▶ EXERCISE REQUIREMENTS: Everything from the line with "Generate a Python" through the line with "kohler_y = [156.5, 156.5, 150.7, 137, 84.6, 43.3, 41.3]" should be repeated exactly, both of those lines included, and nothing else.

Items from a dataset:
╭──
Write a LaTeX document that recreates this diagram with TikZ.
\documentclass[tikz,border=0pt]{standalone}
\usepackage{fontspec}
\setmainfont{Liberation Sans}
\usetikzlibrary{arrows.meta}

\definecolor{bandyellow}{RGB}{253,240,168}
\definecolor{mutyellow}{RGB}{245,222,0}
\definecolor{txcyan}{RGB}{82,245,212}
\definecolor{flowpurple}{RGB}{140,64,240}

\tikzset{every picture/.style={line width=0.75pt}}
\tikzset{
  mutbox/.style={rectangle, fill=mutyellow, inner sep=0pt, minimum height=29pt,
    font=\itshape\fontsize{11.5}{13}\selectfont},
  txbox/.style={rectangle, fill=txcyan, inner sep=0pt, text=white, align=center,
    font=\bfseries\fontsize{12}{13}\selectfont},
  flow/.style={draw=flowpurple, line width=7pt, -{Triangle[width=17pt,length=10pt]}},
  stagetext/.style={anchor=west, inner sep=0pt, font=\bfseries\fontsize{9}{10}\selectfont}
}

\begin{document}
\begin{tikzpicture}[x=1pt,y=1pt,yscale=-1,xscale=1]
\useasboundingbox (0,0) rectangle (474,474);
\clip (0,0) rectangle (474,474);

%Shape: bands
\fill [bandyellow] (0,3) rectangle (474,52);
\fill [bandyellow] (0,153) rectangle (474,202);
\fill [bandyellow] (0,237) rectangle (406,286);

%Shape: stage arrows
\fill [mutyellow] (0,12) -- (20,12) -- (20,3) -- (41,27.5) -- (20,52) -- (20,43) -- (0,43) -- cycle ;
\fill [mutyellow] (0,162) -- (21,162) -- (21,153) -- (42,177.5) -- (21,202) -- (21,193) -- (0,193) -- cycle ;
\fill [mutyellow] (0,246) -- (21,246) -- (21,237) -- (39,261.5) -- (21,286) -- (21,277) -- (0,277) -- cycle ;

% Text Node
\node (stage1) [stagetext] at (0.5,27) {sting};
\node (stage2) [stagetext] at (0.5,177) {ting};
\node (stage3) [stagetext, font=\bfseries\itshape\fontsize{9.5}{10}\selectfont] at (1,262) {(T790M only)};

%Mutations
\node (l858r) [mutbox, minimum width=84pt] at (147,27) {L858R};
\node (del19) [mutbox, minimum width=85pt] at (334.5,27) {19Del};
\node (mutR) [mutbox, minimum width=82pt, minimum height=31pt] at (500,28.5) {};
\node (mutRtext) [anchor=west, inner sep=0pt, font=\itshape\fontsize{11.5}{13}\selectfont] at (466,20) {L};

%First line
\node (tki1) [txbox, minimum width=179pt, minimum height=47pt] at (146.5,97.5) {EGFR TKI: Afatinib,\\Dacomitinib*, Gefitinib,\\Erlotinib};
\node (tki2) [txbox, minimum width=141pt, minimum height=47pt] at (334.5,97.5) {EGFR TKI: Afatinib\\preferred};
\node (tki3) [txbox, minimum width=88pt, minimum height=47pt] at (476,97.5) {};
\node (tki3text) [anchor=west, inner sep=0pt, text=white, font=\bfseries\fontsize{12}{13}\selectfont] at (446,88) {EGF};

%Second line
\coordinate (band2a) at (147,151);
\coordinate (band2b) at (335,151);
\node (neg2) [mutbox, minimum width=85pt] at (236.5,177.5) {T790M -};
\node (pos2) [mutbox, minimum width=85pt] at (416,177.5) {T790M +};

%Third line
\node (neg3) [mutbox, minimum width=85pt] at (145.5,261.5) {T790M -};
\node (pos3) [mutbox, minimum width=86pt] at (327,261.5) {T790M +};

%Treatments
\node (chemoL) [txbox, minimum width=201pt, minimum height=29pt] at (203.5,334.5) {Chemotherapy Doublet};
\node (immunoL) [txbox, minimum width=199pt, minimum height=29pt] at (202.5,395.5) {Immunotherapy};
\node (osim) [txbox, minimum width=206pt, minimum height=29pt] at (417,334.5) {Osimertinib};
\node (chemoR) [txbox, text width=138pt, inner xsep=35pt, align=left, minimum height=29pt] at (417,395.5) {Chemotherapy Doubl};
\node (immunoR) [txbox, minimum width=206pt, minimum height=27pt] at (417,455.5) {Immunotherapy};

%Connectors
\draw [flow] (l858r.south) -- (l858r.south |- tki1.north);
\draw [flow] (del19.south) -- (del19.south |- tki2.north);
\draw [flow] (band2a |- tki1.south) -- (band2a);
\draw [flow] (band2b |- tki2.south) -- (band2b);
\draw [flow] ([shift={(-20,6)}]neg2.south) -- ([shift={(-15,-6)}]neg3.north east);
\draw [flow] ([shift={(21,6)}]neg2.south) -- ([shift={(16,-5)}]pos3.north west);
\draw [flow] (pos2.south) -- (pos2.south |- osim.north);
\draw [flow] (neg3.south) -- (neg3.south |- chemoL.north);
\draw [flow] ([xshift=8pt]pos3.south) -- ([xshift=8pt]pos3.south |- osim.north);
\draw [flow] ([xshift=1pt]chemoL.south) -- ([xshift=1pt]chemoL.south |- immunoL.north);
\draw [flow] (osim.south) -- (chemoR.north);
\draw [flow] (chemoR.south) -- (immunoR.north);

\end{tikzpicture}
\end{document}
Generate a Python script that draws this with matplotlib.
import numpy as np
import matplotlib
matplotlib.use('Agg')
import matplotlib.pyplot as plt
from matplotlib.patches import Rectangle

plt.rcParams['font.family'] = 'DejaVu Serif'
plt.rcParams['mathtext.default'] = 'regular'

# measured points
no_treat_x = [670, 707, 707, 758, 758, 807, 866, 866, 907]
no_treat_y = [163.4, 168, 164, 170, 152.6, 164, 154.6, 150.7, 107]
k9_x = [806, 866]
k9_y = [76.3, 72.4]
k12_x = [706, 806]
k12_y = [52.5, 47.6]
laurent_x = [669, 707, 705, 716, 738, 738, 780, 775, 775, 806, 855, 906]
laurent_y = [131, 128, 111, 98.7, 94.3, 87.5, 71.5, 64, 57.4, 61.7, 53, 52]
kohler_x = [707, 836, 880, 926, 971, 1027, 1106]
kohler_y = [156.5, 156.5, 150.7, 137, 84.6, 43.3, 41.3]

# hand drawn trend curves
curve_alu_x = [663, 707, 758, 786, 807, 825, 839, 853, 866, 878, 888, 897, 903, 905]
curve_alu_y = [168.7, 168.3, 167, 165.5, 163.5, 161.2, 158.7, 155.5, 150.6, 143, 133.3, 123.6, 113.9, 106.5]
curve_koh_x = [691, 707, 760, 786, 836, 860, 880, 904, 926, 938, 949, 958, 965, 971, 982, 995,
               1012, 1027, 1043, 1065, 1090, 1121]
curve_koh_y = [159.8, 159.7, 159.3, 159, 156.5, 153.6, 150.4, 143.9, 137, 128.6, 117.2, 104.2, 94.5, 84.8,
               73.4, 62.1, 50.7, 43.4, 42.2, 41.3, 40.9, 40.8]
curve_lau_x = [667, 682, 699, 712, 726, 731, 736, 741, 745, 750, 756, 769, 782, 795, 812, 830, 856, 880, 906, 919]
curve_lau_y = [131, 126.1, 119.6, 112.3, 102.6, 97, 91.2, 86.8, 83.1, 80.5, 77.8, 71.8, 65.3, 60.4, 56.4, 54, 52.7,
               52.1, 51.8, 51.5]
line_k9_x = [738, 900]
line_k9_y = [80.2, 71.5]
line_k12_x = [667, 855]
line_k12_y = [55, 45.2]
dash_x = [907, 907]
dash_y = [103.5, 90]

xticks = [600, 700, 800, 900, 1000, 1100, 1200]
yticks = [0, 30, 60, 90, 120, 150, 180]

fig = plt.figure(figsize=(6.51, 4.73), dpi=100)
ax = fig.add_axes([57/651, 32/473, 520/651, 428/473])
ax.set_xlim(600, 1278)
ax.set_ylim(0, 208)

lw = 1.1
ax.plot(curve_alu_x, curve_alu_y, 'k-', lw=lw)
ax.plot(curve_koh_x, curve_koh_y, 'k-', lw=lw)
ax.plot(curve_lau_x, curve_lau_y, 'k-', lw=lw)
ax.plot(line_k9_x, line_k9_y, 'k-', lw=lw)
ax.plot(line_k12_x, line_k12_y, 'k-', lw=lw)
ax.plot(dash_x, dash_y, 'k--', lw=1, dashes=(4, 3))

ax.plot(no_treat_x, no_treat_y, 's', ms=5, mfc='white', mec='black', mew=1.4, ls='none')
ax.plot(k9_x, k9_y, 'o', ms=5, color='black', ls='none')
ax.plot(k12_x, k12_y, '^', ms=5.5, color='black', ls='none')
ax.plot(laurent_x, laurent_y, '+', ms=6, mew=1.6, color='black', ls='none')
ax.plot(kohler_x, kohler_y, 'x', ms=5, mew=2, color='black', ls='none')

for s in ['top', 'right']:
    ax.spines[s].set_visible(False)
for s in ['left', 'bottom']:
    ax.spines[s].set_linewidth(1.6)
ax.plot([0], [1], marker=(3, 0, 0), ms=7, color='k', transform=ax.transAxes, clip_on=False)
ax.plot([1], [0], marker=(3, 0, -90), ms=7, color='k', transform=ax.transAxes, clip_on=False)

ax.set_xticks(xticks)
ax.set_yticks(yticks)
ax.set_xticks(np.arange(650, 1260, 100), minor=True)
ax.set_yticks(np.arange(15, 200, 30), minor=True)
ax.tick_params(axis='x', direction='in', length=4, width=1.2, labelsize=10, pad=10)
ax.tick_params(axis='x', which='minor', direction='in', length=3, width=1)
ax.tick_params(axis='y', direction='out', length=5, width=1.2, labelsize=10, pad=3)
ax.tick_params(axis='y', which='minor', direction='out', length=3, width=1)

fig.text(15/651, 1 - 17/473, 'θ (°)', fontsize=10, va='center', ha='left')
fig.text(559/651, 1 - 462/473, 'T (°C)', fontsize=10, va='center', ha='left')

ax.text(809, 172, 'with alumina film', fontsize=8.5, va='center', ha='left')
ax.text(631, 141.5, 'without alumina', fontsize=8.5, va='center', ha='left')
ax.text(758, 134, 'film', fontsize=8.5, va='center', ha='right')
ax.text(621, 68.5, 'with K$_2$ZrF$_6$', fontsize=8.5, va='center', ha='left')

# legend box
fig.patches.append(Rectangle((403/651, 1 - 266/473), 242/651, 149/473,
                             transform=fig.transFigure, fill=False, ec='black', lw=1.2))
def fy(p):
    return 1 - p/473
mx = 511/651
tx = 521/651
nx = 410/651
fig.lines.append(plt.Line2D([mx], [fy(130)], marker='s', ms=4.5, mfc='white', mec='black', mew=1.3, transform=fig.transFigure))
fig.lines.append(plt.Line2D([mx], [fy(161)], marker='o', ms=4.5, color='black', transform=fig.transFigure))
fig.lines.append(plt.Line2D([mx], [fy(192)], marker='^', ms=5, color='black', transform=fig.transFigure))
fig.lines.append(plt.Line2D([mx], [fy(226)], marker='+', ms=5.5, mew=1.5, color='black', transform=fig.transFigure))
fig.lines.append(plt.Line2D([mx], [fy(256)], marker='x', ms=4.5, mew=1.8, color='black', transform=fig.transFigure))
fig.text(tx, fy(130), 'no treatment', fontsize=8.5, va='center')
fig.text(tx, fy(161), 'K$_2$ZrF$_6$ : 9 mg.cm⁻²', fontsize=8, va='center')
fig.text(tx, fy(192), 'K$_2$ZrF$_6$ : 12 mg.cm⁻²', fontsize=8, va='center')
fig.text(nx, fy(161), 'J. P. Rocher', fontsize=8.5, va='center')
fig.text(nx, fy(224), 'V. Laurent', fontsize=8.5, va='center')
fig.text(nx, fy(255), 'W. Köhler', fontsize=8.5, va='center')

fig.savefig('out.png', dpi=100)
╰──
▶ REPLY TO THE TASK:
Generate a Python script that draws this with matplotlib.
import numpy as np
import matplotlib
matplotlib.use('Agg')
import matplotlib.pyplot as plt
from matplotlib.patches import Rectangle

plt.rcParams['font.family'] = 'DejaVu Serif'
plt.rcParams['mathtext.default'] = 'regular'

# measured points
no_treat_x = [670, 707, 707, 758, 758, 807, 866, 866, 907]
no_treat_y = [163.4, 168, 164, 170, 152.6, 164, 154.6, 150.7, 107]
k9_x = [806, 866]
k9_y = [76.3, 72.4]
k12_x = [706, 806]
k12_y = [52.5, 47.6]
laurent_x = [669, 707, 705, 716, 738, 738, 780, 775, 775, 806, 855, 906]
laurent_y = [131, 128, 111, 98.7, 94.3, 87.5, 71.5, 64, 57.4, 61.7, 53, 52]
kohler_x = [707, 836, 880, 926, 971, 1027, 1106]
kohler_y = [156.5, 156.5, 150.7, 137, 84.6, 43.3, 41.3]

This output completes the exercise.